Experts advise banks, taxpayers on FIRS account suspension order
FOLLOWING the ‘no debit’ directive on customers’ accounts given to banks by the Federal Inland Revenue Service (FIRS) and some State Internal Revenue Services (SIRS), finance and taxation experts have called on deposit money banks to first confirm the allegations against their customers, and seek appropriate advice on the right course of action in order to avoid any violation of their obligations to customers and unnecessary lawsuits.
Taxpayers are also advised to review their records to determine their tax position and any unutilised withholding tax (WHT) credit, as well as complete the WHT Credit Utilisation Request Sheet provided by FIRS with relevant details and submit to FIRS along with documentary proofs of all unutilised tax credit notes.
The experts on separate occasions further encouraged the taxpaying entities to review their records and settle all outstanding tax liabilities timely, and ensure that all notices of assessment issued to them by Relevant Tax Authorities (RTAs) are either settled timely or adequately objected to. This is to avoid any disruption to their business operations.
In an explanatory note to clients, experts at Delloite Nigeria, a Lagos-based management and audit consulting firm, agreed that the directive to banks and the underlying legal bases seem to permit RTA to appoint an agent and request for payment.
However, the firm noted that these raise a myriad of concerns, especially from banks and taxpayers with respect to potential violation of banks’ privacy and confidentiality obligations.
“Where the directives of the RTAs are effected by banks, it may lead to a breach of confidentiality obligation to the customers. Understandably, this obligation is to the exception of valid legal requirements, thus it becomes important to ascertain the extent of the RTAs’ powers in this regard.
“Considering that taxpayers are permitted to object to assessments or decision of RTAs (and taxes may not be due until such assessment is final and conclusive), it may be difficult for the banks to ascertain that tax is payable,” the experts warns.
Recall that the FIRS and some SIRS, in recent times, have been issuing letters to Nigerian banks, appointing them as agents of collection of taxes due from alleged tax defaulters. Based on the letters, the banks were instructed to:
Set aside the tax amount due from the bank accounts of the alleged defaulting taxpayers;
Remit same to the accounts of the RTAs (to the credit of the taxpayers, in full or partial settlement of the tax debts);
Inform the RTA of any transaction (that is, transfer of funds offshore or locally) on the tax defaulter’s account and obtain the RTA’s approval prior to execution of such transaction.

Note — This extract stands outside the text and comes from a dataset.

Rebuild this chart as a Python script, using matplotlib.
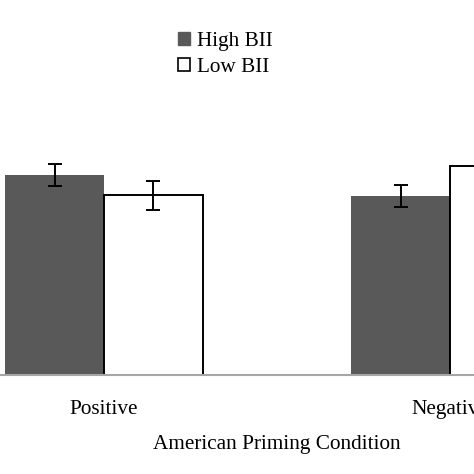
import matplotlib.pyplot as plt
import numpy as np
from matplotlib.patches import Patch

# Data (arbitrary units)
conditions = ['Positive', 'Negative']
high_bii = [2.00, 1.79]
low_bii = [1.80, 2.09]
high_err = [0.11, 0.11]
low_err = [0.145, 0.12]

plt.rcParams['font.family'] = ['Liberation Serif', 'DejaVu Serif']

fig = plt.figure(figsize=(4.74, 4.74), dpi=100)
ax = fig.add_axes([0, 1 - 375 / 474, 1, 375 / 474])

x = np.arange(len(conditions))
w = 0.286

ax.bar(x - w / 2, high_bii, width=w, color='#595959', edgecolor='none')
ax.bar(x + w / 2, low_bii, width=w, color='white', edgecolor='black', linewidth=1.4)
ax.errorbar(x - w / 2, high_bii, yerr=high_err, fmt='none', ecolor='black',
            elinewidth=1.4, capsize=5, capthick=1.4)
ax.errorbar(x + w / 2, low_bii, yerr=low_err, fmt='none', ecolor='black',
            elinewidth=1.4, capsize=5, capthick=1.4)

ax.set_xlim(-104 / 346, 370 / 346)
ax.set_ylim(0, 3.75)

for s in ['top', 'left', 'right']:
    ax.spines[s].set_visible(False)
ax.spines['bottom'].set_color('#a6a6a6')
ax.spines['bottom'].set_linewidth(1.5)
ax.set_yticks([])
ax.set_xticks(x)
ax.set_xticklabels(conditions, fontsize=15.3)
ax.tick_params(axis='x', length=0, pad=18)

ax.set_xlabel('American Priming Condition', fontsize=15.3)
ax.xaxis.set_label_coords(277 / 474, -0.16)

handles = [Patch(facecolor='#595959', edgecolor='#595959'),
           Patch(facecolor='white', edgecolor='black', linewidth=1.2)]
fig.legend(handles, ['High BII', 'Low BII'], loc='upper left',
           bbox_to_anchor=(178 / 474, 1 - 32 / 474), frameon=False, fontsize=15.3,
           handlelength=0.55, handleheight=0.55, handletextpad=0.35,
           labelspacing=0.33, borderpad=0, borderaxespad=0)

fig.savefig('out.png', dpi=100)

Based on the provisions of Section 31 of the FIRS (Establishment) Act (FIRSEA), Section 49 of the Companies Income Tax Act (CITA) and Section 50 of the Personal Income Tax Act (PITA), experts say that RTAs have the powers to appoint any person to be the agent of a taxable person for the purpose of recovering tax debts or tax payable from such taxable person.
The agent appointed may be required to pay any tax payable by the taxable person from any money held by the agent on behalf of or due to the taxable person. The RTA may also require an agent to give information on assets/funds held by the defaulting taxpayer.
Analysts at Proshare Confidential, a financial intelligence firm, say this may result in disruption of businesses, consequential damages for businesses, other regulatory backlashes and perhaps lawsuits. This is more so as the alleged defaulting taxpayer may be unaware of any pending liability prior to the appointment of the bank as agent of collection.
“This may imply that banks and taxpayers have the right to object to such notices/appointments, except in situations where the tax debt is based on a final and conclusive assessment raised by the RTA.”
Meanwhile, FIRS has started inviting taxpayers for reconciliation of their withholding tax credit position with FIRS’ records summarised in the taxpayer’s K-Card (tax position card). According to the FIRS, this is necessary to ensure that taxpayers’ records with FIRS are up to date and K-Cards to be uploaded into FIRS’ Standard Integrated Government Tax Administration System are error-free.